Listing those assumptions isn’t defensive—it’s professional. And it protects both parties when the inevitable scope conversation happens mid-project.
- Use Milestones, Not Fixed Dates
Hard dates invite scrutiny. Milestones invite partnership. Instead of “design complete by March 15,” try “design phase: 4–5 weeks from kickoff, subject to feedback turnaround.”
That framing positions the timeline as a shared commitment rather than a guarantee the agency owns alone. It also gives your client room to manage their own internal bottlenecks without feeling like they’ve already fallen behind.
- Name The Risks Before Anyone Asks
Every project has predictable risk areas—content dependencies, third-party integrations, legacy system migrations, and internal review bottlenecks.
Naming them in your proposal signals experience. It also makes your client feel safer, because the only thing worse than a risk materializing is discovering that nobody planned for it.
- Define What Happens When Scope Shifts
Include a visible change management statement in the project overview—not buried in terms and conditions.
Something as direct as “if scope changes are needed, we’ll discuss impact on timeline and investment before any additional work begins” sets the tone for a partnership built on clarity rather than surprise invoices.
Your Proposal Is A Decision Tool, Not A Sales Pitch
The shift from writing proposals that showcase the agency to writing proposals that enable decisions isn’t about simplifying the work. It’s about respecting the internal gauntlet your client has to navigate after your document leaves your outbox.
Every section should answer a question a real stakeholder would ask. Every investment figure should be findable in under ten seconds. Every piece of technical scope should have a plain-language counterpart nearby for the person who skipped straight to the budget page.
The agencies that close more consistently aren’t always the ones with the sharpest strategy or the most competitive pricing. They’re the ones who make it easy for a stretched-thin VP to walk into a budget meeting and say, “I know what we’re getting, what it costs, and why it matters. Let’s approve this.”
That’s what a great proposal does. It doesn’t just sell the work—it clears the path to yes.
Frequently Asked Questions
FAQs
How Long Should A Website Proposal Actually Be?
Most effective website proposals land between five and ten pages, with a separate appendix for anyone who wants technical depth. Length alone isn’t the issue—structure is.
A tightly organized eight-page proposal that’s easy to scan will consistently outperform a 30-page document, because it respects the reader’s time and survives the forwarding chain intact.
Should A Proposal Offer Multiple Pricing Tiers?
Two or three clearly differentiated options can help, particularly when the client’s budget isn’t locked in. The key is making each tier distinct in both scope and outcome.

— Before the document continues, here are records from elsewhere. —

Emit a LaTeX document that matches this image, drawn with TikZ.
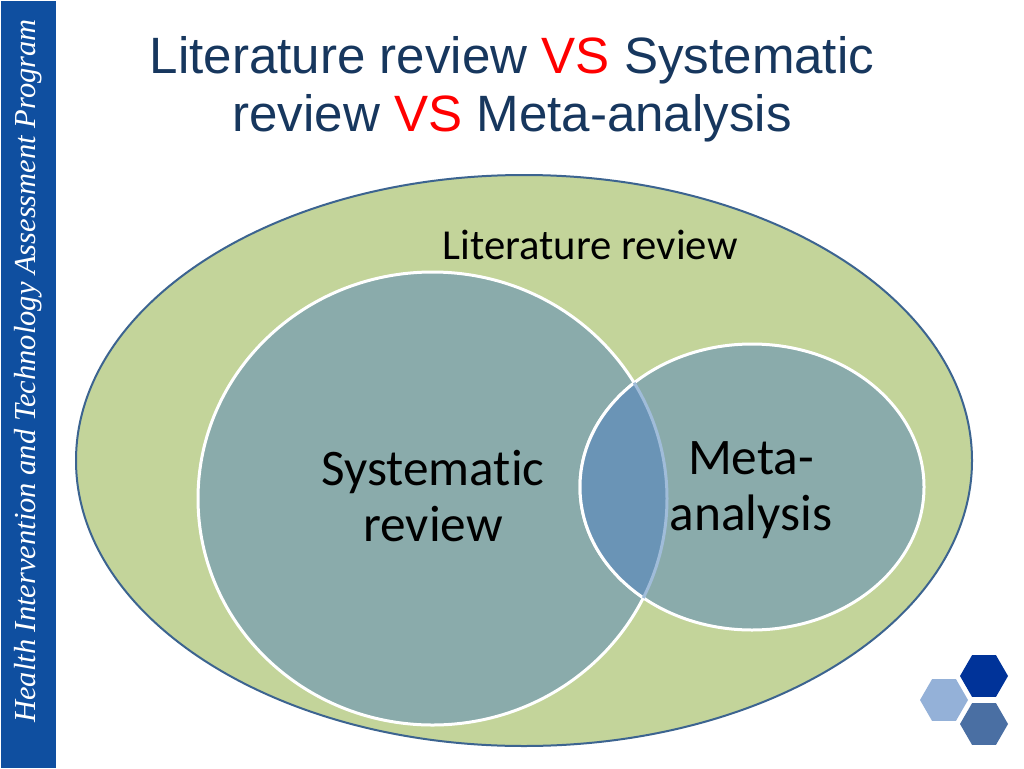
\documentclass[tikz,border=0pt]{standalone}
\usepackage{fontspec}
\setmainfont[Ligatures=NoCommon]{Carlito}
\newfontfamily\titlefont{Liberation Sans}
\newfontfamily\sidefont{Liberation Serif}
\usetikzlibrary{shapes.geometric}
\definecolor{sidebar}{HTML}{0F4FA0}
\definecolor{titleblue}{HTML}{17375E}
\definecolor{outerfill}{HTML}{C3D49A}
\definecolor{outerline}{HTML}{3C6490}
\definecolor{tealfill}{HTML}{8AABAB}
\definecolor{overlapfill}{HTML}{6A94B6}
\definecolor{overlapline}{HTML}{A0BCD9}
\definecolor{hexdark}{HTML}{003399}
\definecolor{hexlight}{HTML}{94B1D8}
\definecolor{hexmid}{HTML}{4A6FA3}
\tikzset{
  bluetitle/.style={font=\titlefont\fontsize{51.1}{58}\selectfont, text=titleblue, align=center, inner sep=0pt},
  bodytext/.style={font=\fontsize{51.3}{56}\selectfont, text=black, align=center, inner sep=0pt},
  whitering/.style={draw=white, line width=3pt},
  hexshape/.style={regular polygon, regular polygon sides=6, minimum size=48pt, inner sep=0pt, draw=none}
}
\newcommand{\vs}{\textcolor{red}{VS}}
\begin{document}
\begin{tikzpicture}[x=1pt,y=-1pt]
\useasboundingbox (0,0) rectangle (1024,768);
\fill[white] (0,0) rectangle (1024,768);
\fill[sidebar] (1,1) rectangle (56,768);
\node[rotate=90, text=white, inner sep=0pt, font=\sidefont\itshape\fontsize{30.5}{34}\selectfont] (side) at (28,371) {Health Intervention and Technology Assessment Program};
\node[bluetitle] (title) at (512,89) {Literature review \vs{} Systematic\\review \vs{} Meta-analysis};
\node[ellipse, draw=outerline, fill=outerfill, line width=2pt, minimum width=896pt, minimum height=571pt, inner sep=0pt] (outer) at (524,460.5) {};
\node[ellipse, whitering, fill=tealfill, minimum width=469pt, minimum height=453pt, inner sep=0pt] (sys) at (432.5,498.5) {};
\node[ellipse, whitering, fill=tealfill, minimum width=344pt, minimum height=286pt, inner sep=0pt] (meta) at (752,487) {};
\begin{scope}
  \clip (752,487) ellipse [x radius=172, y radius=143];
  \fill[overlapfill] (432.5,498.5) ellipse [x radius=234.5, y radius=226.5];
  \draw[overlapline, line width=3pt] (432.5,498.5) ellipse [x radius=234.5, y radius=226.5];
\end{scope}
\begin{scope}
  \clip (432.5,498.5) ellipse [x radius=233, y radius=225];
  \draw[white, line width=3pt] (752,487) ellipse [x radius=172, y radius=143];
\end{scope}
\node[font=\fontsize{42.7}{50}\selectfont, inner sep=0pt] (litlabel) at (590,245) {Literature review};
\node[bodytext] (syslabel) at (433,496) {Systematic\\review};
\node[bodytext] (metalabel) at (751,490) {Meta-\\analysis};
\node[hexshape, fill=hexdark] (hexa) at (984,676) {};
\node[hexshape, fill=hexlight] (hexb) at (944,700) {};
\node[hexshape, fill=hexmid] (hexc) at (984,724) {};
\end{tikzpicture}
\end{document}
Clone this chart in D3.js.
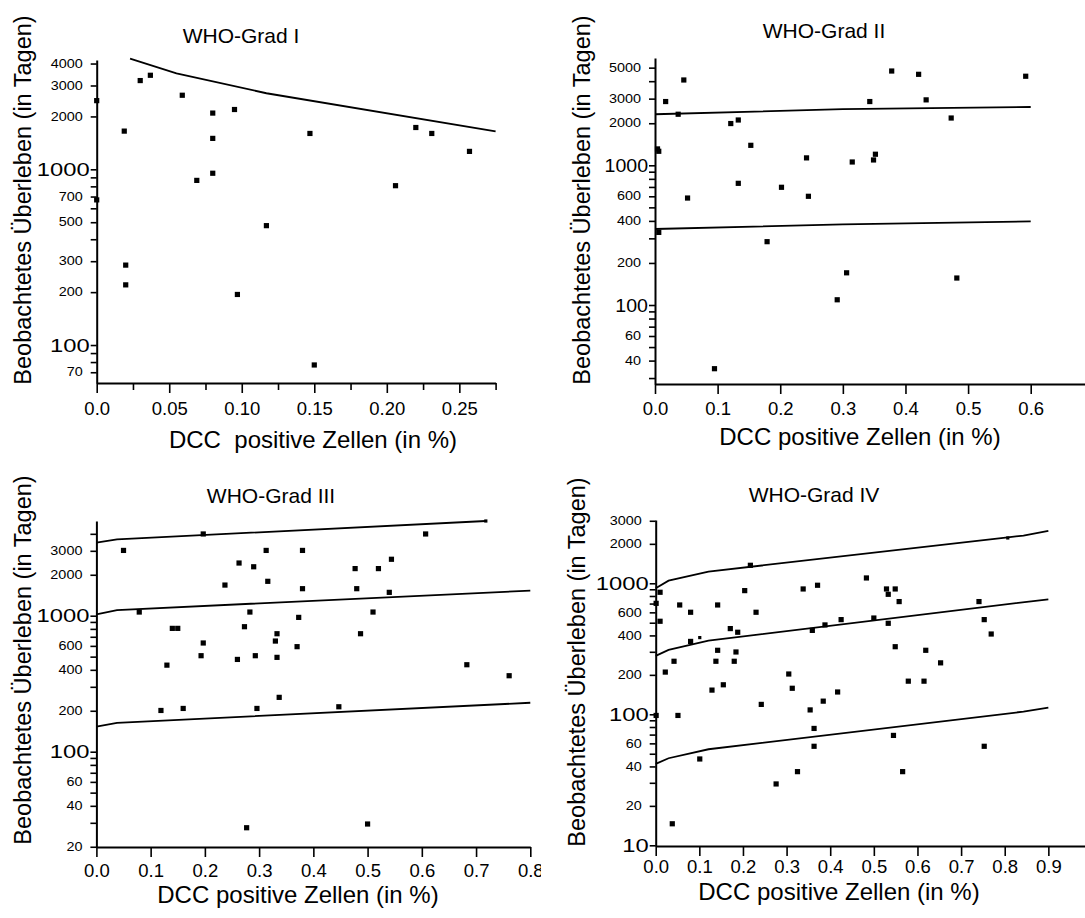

If the differences between Option A and Option B require a paragraph of explanation, you’ve created confusion, not choice. Each option should stand on its own as a complete, logical path forward.
How Quickly Should A Proposal Go Out After Discovery?
Five to seven business days is the sweet spot. Wait much longer, and the client’s internal momentum cools—other priorities fill the gap, urgency fades, and the stakeholders who were aligned start to drift.
A prompt turnaround also signals something important about how you operate: that you’re organized, responsive, and ready to move.
What’s The Most Effective Way To Follow Up On A Proposal?
Skip the “just checking in” email.
Instead, offer something that makes your contact’s internal job easier—a one-page summary they can forward to their leadership team, a short call to walk through the investment section, or a note addressing a question that surfaced in your last conversation.
Every touchpoint after the proposal should reduce friction, not add social pressure.